Why is the Y-Chromosome Important to Genealogists ?
The Y-chromosome is passed down from generation to generation (father to son) normally unchanged. The very minor changes that do occasionally occur at random (usually only after many generations) are actually very helpful in assessing the results of the DNA test. The Y-chromosome is the only human chromosome that escapes the continual reshuffling of parental genes with every new generation. It is this unique characteristic of chromosome 23 that makes the Y-chromosome so important for genealogists.
For any particular individual, it is a random chance as to which parent’s chromosome (and its associated DNA) will be inherited. For example, one or more of the genes in one of the human chromosomes determines the child's eye color. Brown is dominant over blue, so if the child inherits a brown eye gene from one parent and a blue eye gene from the other parent, the child will have brown eyes. Because eye color is a visible characteristic, you may be able to determine (guess) which parent provided the brown eye gene to the child. However, in most cases, because the genes are inherited at random in every generation, for any given characteristic of your makeup, you will typically not know whether the activated gene in the child came from the mother or the father.
Men can only inherit the Y-chromosome from their father, because the mother doesn't have a Y-chromosome (that's the difference between boys and girls!). A man passes down his surname and his Y-chromosome DNA to his son. In most Western countries since the middle ages, the surname has been patrilineal. So, here in the 21st century we can test the male Y-chromosome and know with a great deal of certainty the identity of the Y-chromosome that the man's male ancestors had over 500 years ago when surnames were first used. We don't have to dig up our ancestors to test their DNA! In fact, the Y-chromosome deteriorates rapidly after death, so it is unlikely a DNA test could determine one’s Y-chromosome profile for someone who is no longer living.

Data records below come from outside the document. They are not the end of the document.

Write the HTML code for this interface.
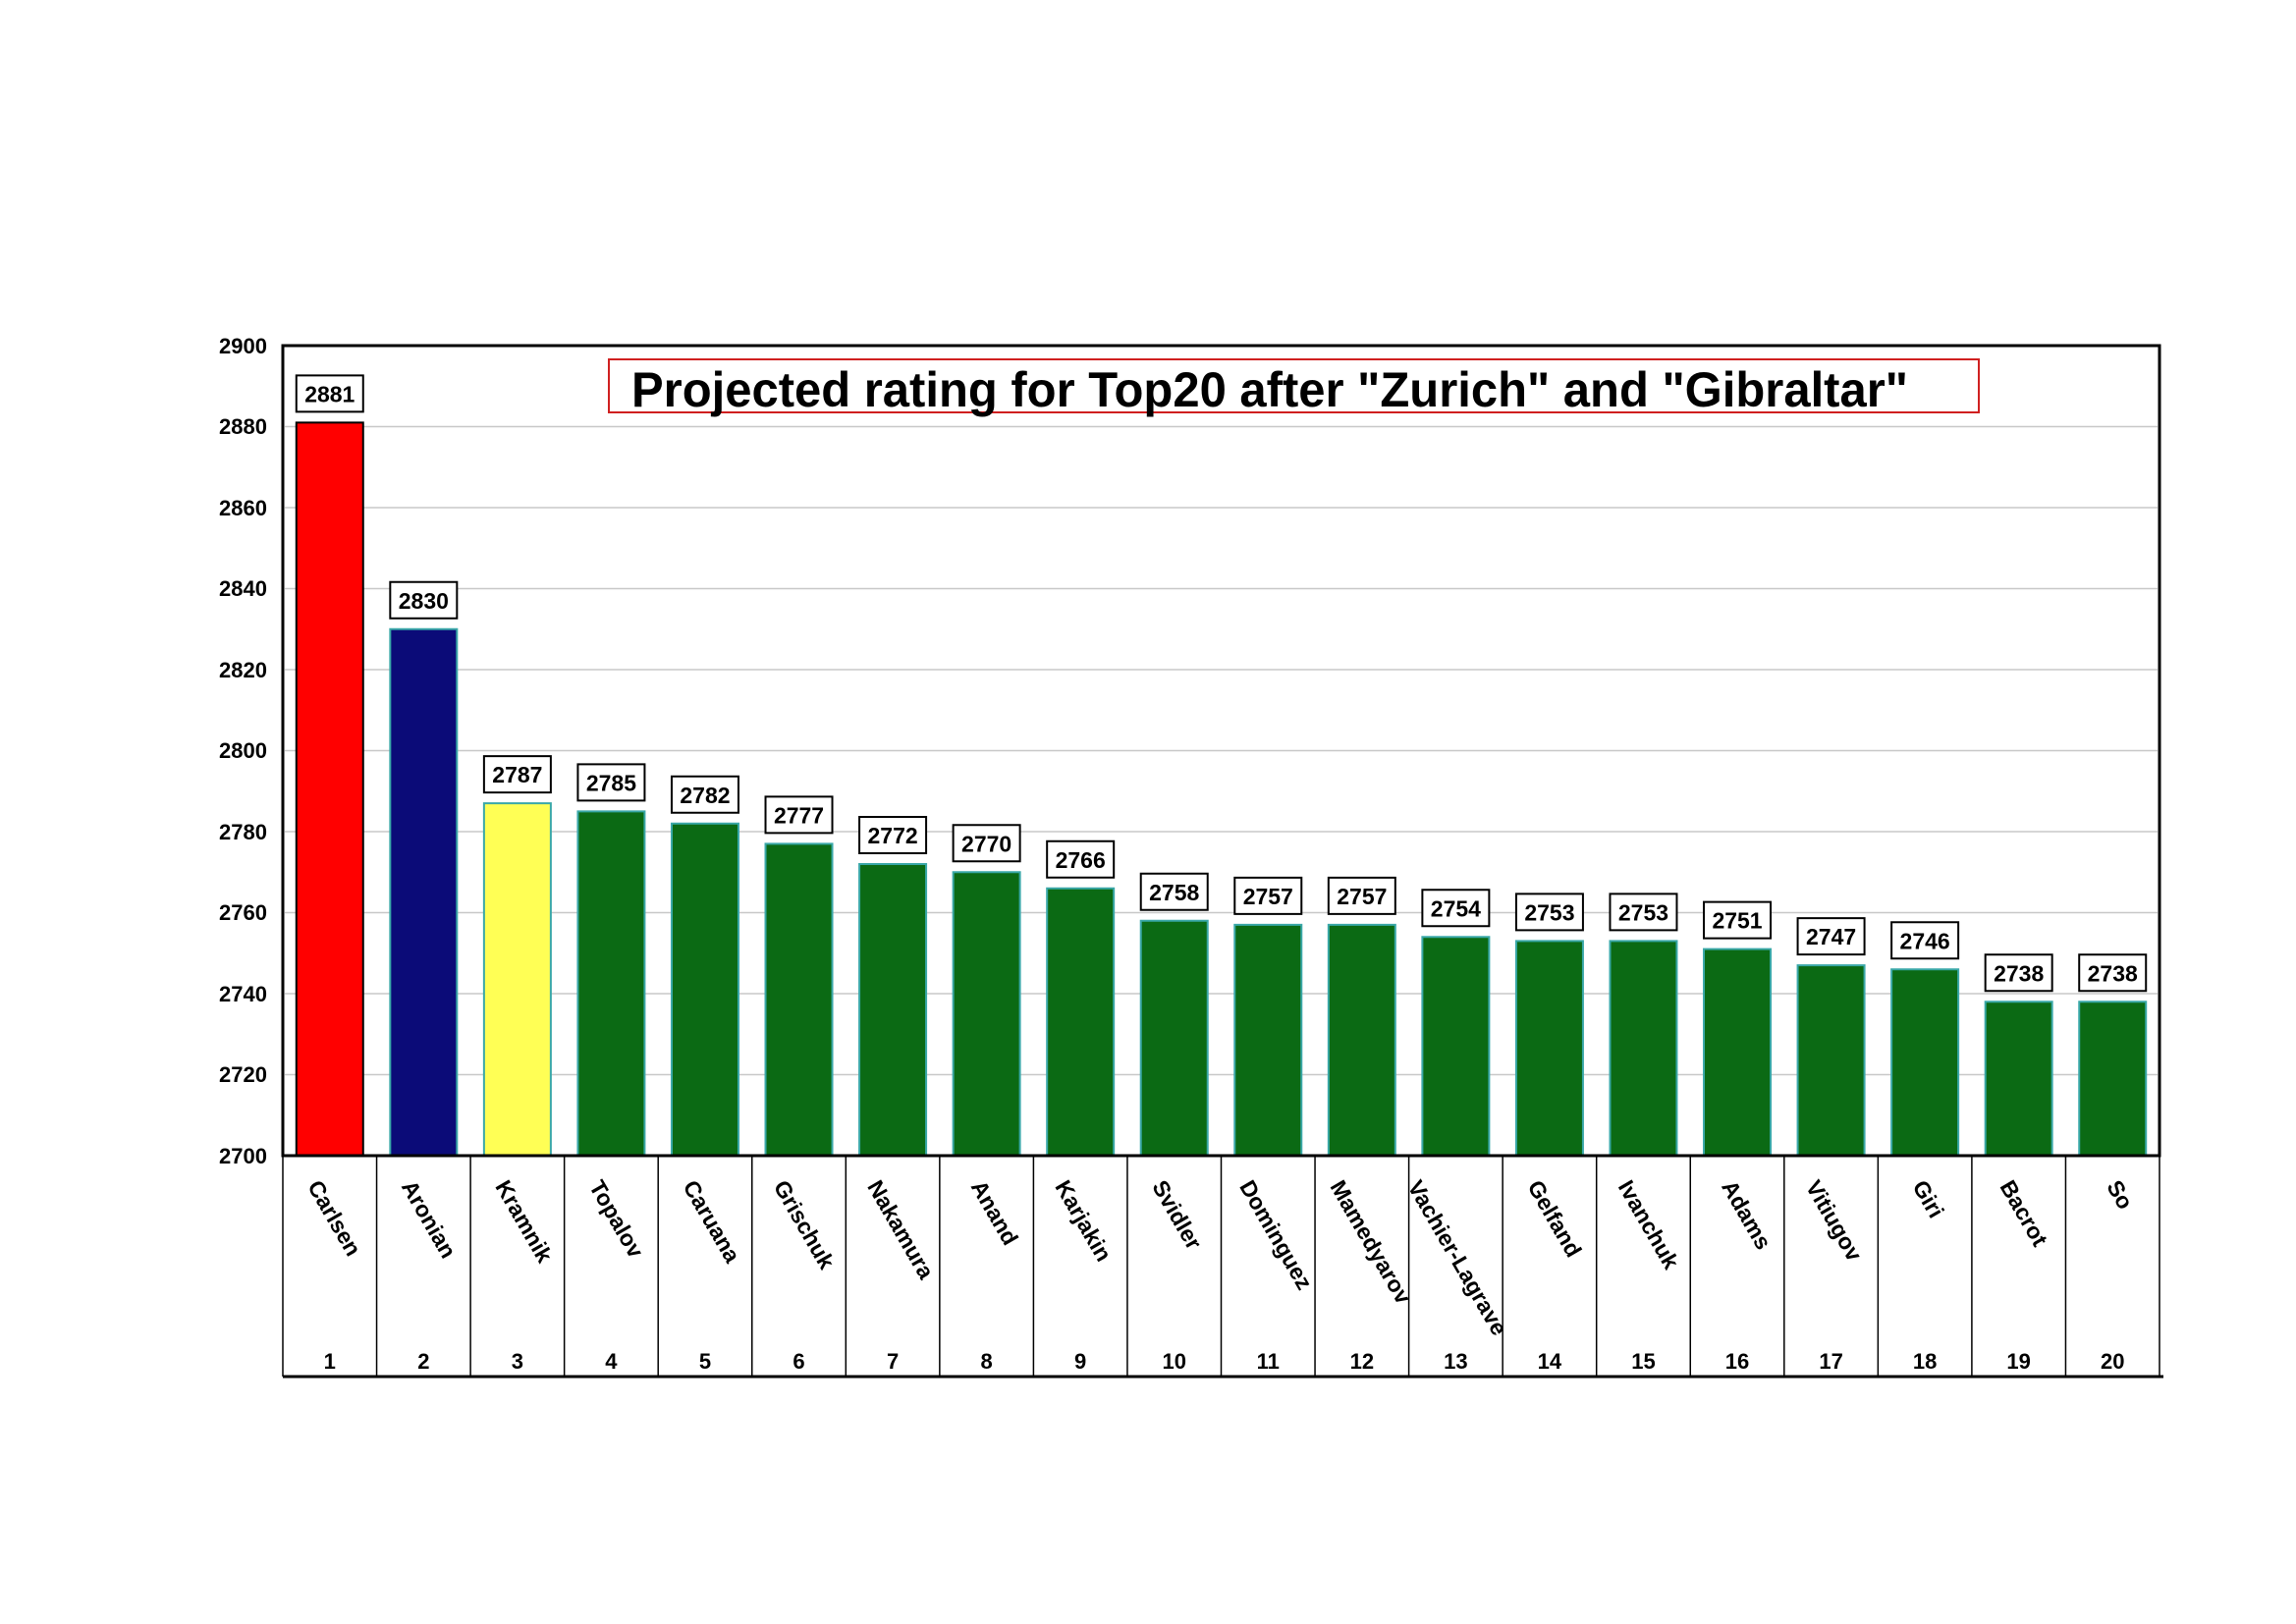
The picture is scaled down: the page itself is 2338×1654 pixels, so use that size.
<!DOCTYPE html>
<html><head><meta charset="utf-8"><style>
html,body{margin:0;padding:0;background:#fff;}
svg{display:block;font-family:"Liberation Sans",Arial,sans-serif;font-weight:bold;}
</style></head><body>
<svg width="2338" height="1654" viewBox="0 0 2338 1654" xmlns="http://www.w3.org/2000/svg">
<rect width="2338" height="1654" fill="#fff"/>
<g stroke="#c8c8c8" stroke-width="1.5">
<line x1="290" y1="434.5" x2="2197" y2="434.5"/>
<line x1="290" y1="517" x2="2197" y2="517"/>
<line x1="290" y1="599.5" x2="2197" y2="599.5"/>
<line x1="290" y1="682" x2="2197" y2="682"/>
<line x1="290" y1="764.5" x2="2197" y2="764.5"/>
<line x1="290" y1="847" x2="2197" y2="847"/>
<line x1="290" y1="929.5" x2="2197" y2="929.5"/>
<line x1="290" y1="1012" x2="2197" y2="1012"/>
<line x1="290" y1="1094.5" x2="2197" y2="1094.5"/>
</g>
<g font-size="22" text-anchor="end" fill="#000">
<text x="272" y="360">2900</text><text x="272" y="442">2880</text><text x="272" y="525">2860</text>
<text x="272" y="607">2840</text><text x="272" y="690">2820</text><text x="272" y="772">2800</text>
<text x="272" y="855">2780</text><text x="272" y="937">2760</text><text x="272" y="1020">2740</text>
<text x="272" y="1102">2720</text><text x="272" y="1185">2700</text>
</g>
<g id="bars"></g>
<rect x="620" y="366" width="1395" height="54" fill="none" stroke="#d02020" stroke-width="2"/>
<text x="643" y="414" font-size="50" fill="#000" textLength="1300" lengthAdjust="spacingAndGlyphs">Projected rating for Top20 after "Zurich" and "Gibraltar"</text>
<rect x="288" y="352" width="1911" height="825" fill="none" stroke="#000" stroke-width="3"/>
<line x1="288" y1="1402" x2="2203" y2="1402" stroke="#000" stroke-width="3"/>
<script>
const names=["Carlsen","Aronian","Kramnik","Topalov","Caruana","Grischuk","Nakamura","Anand","Karjakin","Svidler","Dominguez","Mamedyarov","Vachier-Lagrave","Gelfand","Ivanchuk","Adams","Vitiugov","Giri","Bacrot","So"];
const vals=[2881,2830,2787,2785,2782,2777,2772,2770,2766,2758,2757,2757,2754,2753,2753,2751,2747,2746,2738,2738];
const ns="http://www.w3.org/2000/svg";
const g=document.getElementById('bars');
function el(t,a,txt){const e=document.createElementNS(ns,t);for(const k in a)e.setAttribute(k,a[k]);if(txt)e.textContent=txt;g.appendChild(e);return e;}
const L=288,W=95.55,A=60;
for(let i=0;i<20;i++){
 const x0=L+i*W,cx=x0+W/2,v=vals[i];
 const top=1177-(v-2700)*4.125;
 const fill=i==0?"#ff0000":i==1?"#0b0b78":i==2?"#ffff55":"#0b6a14";
 const st=i==0?"#000":"#3aa8a8";
 el('rect',{x:cx-34,y:top,width:68,height:1177-top,fill:fill,stroke:st,'stroke-width':2});
 el('rect',{x:cx-34,y:top-48,width:68,height:37,fill:"#fff",stroke:"#000",'stroke-width':2});
 el('text',{x:cx,y:top-21,'font-size':23,'text-anchor':'middle'},String(v));
 if(i>0) el('line',{x1:x0,y1:1177,x2:x0,y2:1402,stroke:"#000",'stroke-width':1.5});
 el('text',{x:cx,y:1394,'font-size':22,'text-anchor':'middle'},String(i+1));
 const len=names[i].length*13.2;
 const sx=cx-len/2*Math.cos(A*Math.PI/180);
 const sy=1208;
 el('text',{x:sx,y:sy,'font-size':23,transform:`rotate(${A} ${sx} ${sy})`},names[i]);
}
el('line',{x1:288,y1:1177,x2:288,y2:1402,stroke:"#000",'stroke-width':1.5});
el('line',{x1:2199,y1:1177,x2:2199,y2:1402,stroke:"#000",'stroke-width':1.5});
</script>
</svg>
</body></html>
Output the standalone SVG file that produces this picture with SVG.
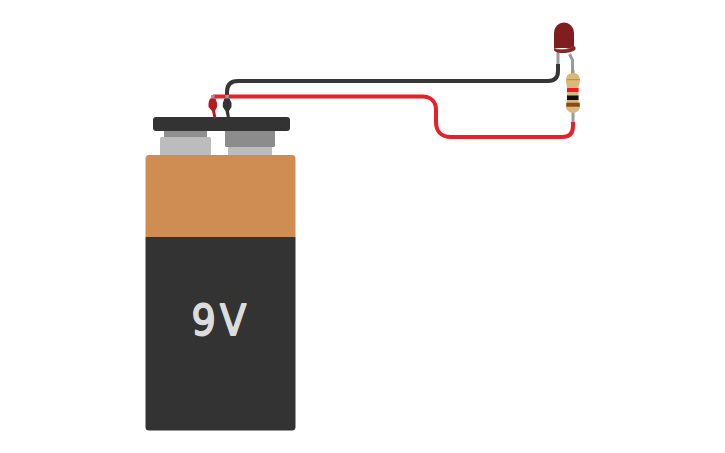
<svg xmlns="http://www.w3.org/2000/svg" width="725" height="453" viewBox="0 0 725 453">
<style>
.wire{fill:none;stroke-width:4;stroke-linecap:butt}
.lead{fill:none;stroke:#9a9a9a;stroke-width:3}
</style>
<rect width="725" height="453" fill="#fff"/>
<g id="battery">
<rect x="164" y="130" width="43" height="7" fill="#8f8f8f"/>
<rect x="160" y="137" width="51" height="19" rx="1.5" fill="#bcbcbc"/>
<rect x="228" y="146" width="44" height="10" fill="#bcbcbc"/>
<rect x="225" y="130" width="50" height="17" rx="1.5" fill="#8c8c8c"/>
<rect x="153" y="117" width="137" height="14" rx="3" fill="#333"/>
<path d="M149,155H292a3.500,3.500 0 0 1 3.500,3.500V237H145.500V158.500a3.500,3.500 0 0 1 3.500,-3.500Z" fill="#cf8d54"/>
<path d="M145.500,237H295.500V427a3.500,3.500 0 0 1 -3.500,3.500H149a3.500,3.500 0 0 1 -3.500,-3.500Z" fill="#333"/>
<text transform="translate(191.500,335) scale(.88,1)" x="0 32.500" font-family="'DejaVu Sans',sans-serif" font-size="43.500" fill="#dcdcdc" stroke="#dcdcdc" stroke-width="1.800" stroke-linejoin="round">9V</text>
</g>
<g id="led">
<path class="lead" d="M558,52V66"/>
<path class="lead" d="M569.500,54L572.500,60V74"/>
<path d="M554,48V33a10,10.500 0 0 1 20,0V48Z" fill="#7f1d1f"/>
<path d="M554,48C558,51 570,50 574,45.500L575.500,47.500V49.500C572,53.500 558,54.500 554,50.500Z" fill="#8a2426"/>
<path d="M554,48C558,51 570,50 574,45.500" fill="none" stroke="#96403f" stroke-width="0.800"/>
</g>
<g id="resistor">
<path class="lead" d="M573,70V75"/>
<path class="lead" d="M573,111V123"/>
<path d="M573,73C577.500,73 580,76 580,80C580,84 578.500,85 578.500,88V100C578.500,103 580,104 580,107C580,110 576,113 573,113C570,113 566,110 566,107C566,104 567,103 567,100V88C567,85 566,84 566,80C566,76 568.500,73 573,73Z" fill="#dcb878"/>
<rect x="567" y="79" width="13" height="1.200" fill="#b09a50"/>
<rect x="567" y="88" width="11.500" height="4" fill="#ee1c24"/>
<rect x="567" y="95.500" width="11.500" height="4.500" fill="#111"/>
<rect x="566.300" y="102.700" width="13.500" height="4" fill="#8a4a14"/>
</g>
<g id="connectors">
<path class="wire" stroke="#363636" d="M227,100V92Q227,81 238,81H548Q558,81 558,71V64"/>
<path class="wire" stroke="#e62129" d="M213,96.500H422C431,96.500 436,102 436,110V122C436,131 441,137 451,137H562Q573,137 573,126V122"/>
</g>
<g id="clip-red">
<rect x="211" y="95" width="3.500" height="4" fill="#9a9a9a"/>
<path d="M210,98.500H215.500L217,103V107L215,111L216.500,118H213.500L212,111L208.500,107V103Z" fill="#b31d22"/>
</g>
<g id="clip-black">
<rect x="225.300" y="95" width="3.500" height="4" fill="#9a9a9a"/>
<path d="M224.500,98.500H229.500L231.500,103V107L229,111L230,118H227L225.500,111L222.800,107V103Z" fill="#333"/>
</g>
</svg>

What Results are Obtained ?
A 12, 25, 37 or 67-marker test is conducted on the cells retrieved from your cheek. The more markers tested, the more certain we can be of a match (genealogical link) between two or more participants. Markers are specific loci on the genes within the human chromosome. The markers (12, 25, 37 or 67) that are examined have been selected by the 'experts' to best represent the unique nature of the Y-chromosome. The Y-chromosome has many 100s of loci, perhaps several 1,000 all together, but the scientists have been able to narrow down the number to a few loci that they believe are the most meaningful for genealogical test purposes. In other words, when we compare the specific test results for each marker for one man's DNA against other men, we are most likely to determine if there is a recent common ancestor using as few as 12-markers (although 25 or more markers provides results with greater probabilities). In some cases, the 12-marker test will suffice; however, in many cases, we may need to run a more definitive test using 25 or more markers to be very sure of the results. The more markers used for the test, the more likely (higher probability) there is a recent common ancestor when all the markers for both men are tested to be identical (12 for 12, 25 for 25, 37 for 37, and 67 for 67) or very nearly identical (11 for 12, 23 for 25, 34 for 37, and 62 for 67). Obviously the more markers tested, the higher the cost of the test, although DNA testing for genealogical purposes is now quite reasonable.

The test results by themselves won't mean much to the casual observer. In fact, you can't plug your results into a computer database and have it print out your genealogy. Someday, this may be possible, but not today. That's another whole different story. Anyway, what we can do today is compare a man’s DNA test results with the results of other men who have been tested in the same manner. When the results are an exact match, we know that there is a 99% probability that the two men tested have a recent common ancestor.